Deep Dive: How the Court Reached Its Decision
Triggering of Preemption Rights
The court reasoned that L-5's preemption rights were triggered by the issuance of warrants to Squadron under the 2019 Agreement, which constituted an "authorization" for the issuance of common stock equivalents as specified in the Purchase Agreement. The court emphasized that the definition of "authorize" included formal approval or permission, which was evident in the actions taken by Alphatec when it drew on the Additional Term Loan and issued the corresponding warrants to Squadron. Alphatec's argument that the warrants were not authorized until it drew on the loan was deemed flawed, as the mere presence of a condition did not negate the act of authorization itself. The court found that the issuance of warrants was indeed a direct result of the 2019 Agreement, fulfilling the contractual requirement that triggered L-5's preemption rights. Furthermore, the court noted that Alphatec had admitted to the 2019 Issuance in its counterclaims, reinforcing the conclusion that L-5's preemption rights had been activated by this event.
Validity of the Proposal as an Offer
The court next addressed whether Alphatec's proposal to L-5 constituted a valid "offer to sell" as required by the Purchase Agreement. It determined that the proposal lacked the necessary finality to be considered a binding offer, as it was contingent upon both board approval and further negotiations with Squadron. An essential element of a valid offer is that it must provide the offeree with the power to create a contract through acceptance without further action required from the offeror. The inclusion of conditions that allowed Alphatec to withdraw or withhold assent indicated that the proposal was merely a preliminary negotiation rather than a definitive offer. Additionally, the court highlighted that the proposal was labeled “For Mediation Purposes Only,” which further suggested it was intended as a settlement discussion rather than a formal contractual offer. Therefore, the court concluded that since the proposal did not meet the criteria for an offer, it could not fulfill the obligations outlined in the Purchase Agreement regarding L-5's preemption rights.
Claims for Reimbursement and Indemnification
The court also ruled on L-5's claims for reimbursement and indemnification, finding these claims to be premature. Under Section 5.9 of the Purchase Agreement, L-5 would only be entitled to reimbursement for its legal fees if it prevailed in the litigation, which had not yet been determined. The court explained that claims for indemnification would not ripen until a breach had been established and the breaching party had refused to honor its obligations. Since the underlying issues of breach and entitlement were still unresolved, the court deemed it inappropriate to adjudicate L-5's claims for reimbursement and indemnification at this stage. Thus, the court indicated that these claims would require further resolution as the litigation progressed, emphasizing the need for a clear determination of liability before addressing the financial implications of the dispute.

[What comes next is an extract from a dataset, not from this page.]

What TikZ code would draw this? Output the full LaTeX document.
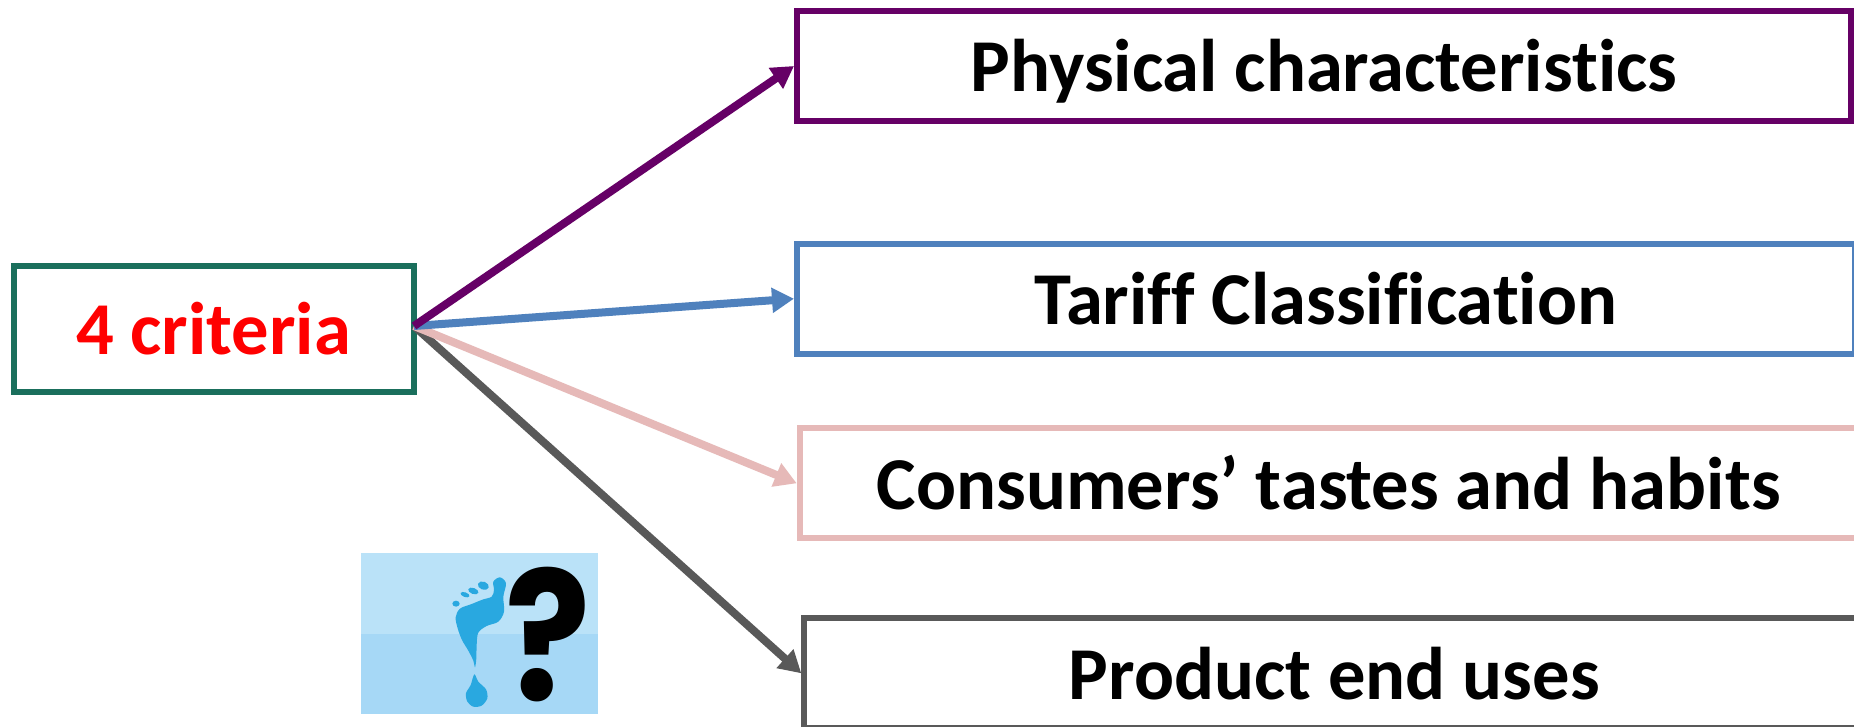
\documentclass[tikz,border=0pt]{standalone}
\usepackage{fontspec}
\setmainfont{Carlito}[Ligatures=NoCommon]
\newfontfamily\qfont{Poppins}
\usetikzlibrary{arrows.meta}
\definecolor{cgreen}{HTML}{1A6F5C}
\definecolor{cpurple}{HTML}{660066}
\definecolor{cblue}{HTML}{4F81BD}
\definecolor{cpink}{HTML}{E6B9B8}
\definecolor{cgray}{HTML}{595959}
\definecolor{ctop}{HTML}{BAE2F8}
\definecolor{cbot}{HTML}{A6D8F6}
\definecolor{cfoot}{HTML}{29A8E0}
\tikzset{
  critbox/.style={draw=#1,line width=6pt,fill=white,inner sep=0pt,font=\fontsize{74.6}{90}\selectfont\bfseries,text=black,anchor=north west,text height=60pt,text depth=8pt},
  link/.style={draw=#1,line width=8pt,-{Triangle[length=22pt,width=24pt]}},
}
\begin{document}
\begin{tikzpicture}[x=1pt,y=-1pt]
\useasboundingbox (0,0) rectangle (1854,727);
\fill[white] (0,0) rectangle (1854,727);
\node[critbox=cgreen,text=red,minimum width=400pt,minimum height=126pt] (src) at (10.5,262.7) {4 criteria};
\node[critbox=cpurple,minimum width=1054pt,minimum height=110pt] (phys) at (794,8) {Physical characteristics};
\node[critbox=cblue,minimum width=1058pt,minimum height=110pt] (tariff) at (794,240.7) {Tariff Classification};
\node[critbox=cpink,minimum width=1058pt,minimum height=110pt] (cons) at (796.7,425.3) {Consumers’ tastes and habits};
\node[critbox=cgray,minimum width=1060pt,minimum height=110pt] (prod) at (801.3,615.3) {Product end uses};
\coordinate (o) at (414,326);
\draw[link=cgray] (o) -- (prod.west);
\draw[link=cpink] (o) -- (cons.west);
\draw[link=cblue] (o) -- (tariff.west);
\draw[link=cpurple] (o) -- (phys.west);
% picture
\fill[ctop] (361,553) rectangle (598,634);
\fill[cbot] (361,634) rectangle (598,714);
\begin{scope}[shift={(340,530)},scale=1/3]
\fill[cfoot] plot[smooth cycle,tension=0.55] coordinates {(405,412)(400,392)(385,362)(366,330)(353,295)(347,262)(360,236)(395,222)(430,208)(455,200)(462,180)(460,155)(480,142)(498,160)(490,200)(492,245)(475,275)(440,288)(415,308)(410,345)(409,385)};
\fill[cfoot,rotate around={-20:(430,167)}] (430,167) ellipse [x radius=17,y radius=12];
\fill[cfoot,rotate around={-20:(400,183)}] (400,183) ellipse [x radius=16,y radius=9];
\fill[cfoot,rotate around={-20:(375,194)}] (375,194) ellipse [x radius=14,y radius=7];
\fill[cfoot] (348,221) ellipse [x radius=11,y radius=9];
\fill[cfoot] plot[smooth cycle,tension=0.5] coordinates {(403,433)(415,455)(438,478)(442,505)(425,527)(400,530)(382,515)(378,490)(392,465)};
\node[inner sep=0pt,anchor=center,xscale=0.88,font=\fontsize{180}{200}\qfont\bfseries] (qm) at (625.5,314) {?};
\end{scope}
\end{tikzpicture}
\end{document}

Consideration of Affirmative Defenses
In its analysis, the court considered Alphatec's affirmative defenses of acquiescence and estoppel, which were raised in response to L-5's motion. Alphatec asserted that L-5 had remained silent after the execution of the 2018 Agreement, which allegedly goaded Alphatec into believing that L-5 would not assert its preemption rights. The court found that Alphatec’s defenses were non-frivolous and merited further examination, as they raised factual issues that could potentially affect the outcome of the case. The court acknowledged that affirmative defenses must be adequately supported with factual allegations, and in this instance, Alphatec's counterclaims provided a basis for its defenses. Consequently, the court decided that the factual assertions warranted further discovery and precluded a judgment on the pleadings in favor of L-5 at this stage of the litigation.
Conclusion of the Court
Ultimately, the court granted L-5's motion for partial judgment on the pleadings in part, affirming that the 2019 Agreement and the subsequent issuance triggered L-5's preemption rights. However, it denied the motion concerning the validity of Alphatec's proposal as an offer to sell, determining that it did not satisfy the requirements set forth in the Purchase Agreement. The court also concluded that the claims for reimbursement and indemnification were premature and should be addressed later in the proceedings. This decision highlighted the importance of clear contractual terms and the necessity for definitive offers in contractual negotiations, as well as the procedural requirements for addressing claims for legal fees and indemnification in litigation. The court's ruling underscored the need for further factual development to resolve the outstanding issues related to Alphatec's affirmative defenses and the specifics of the contractual obligations between the parties.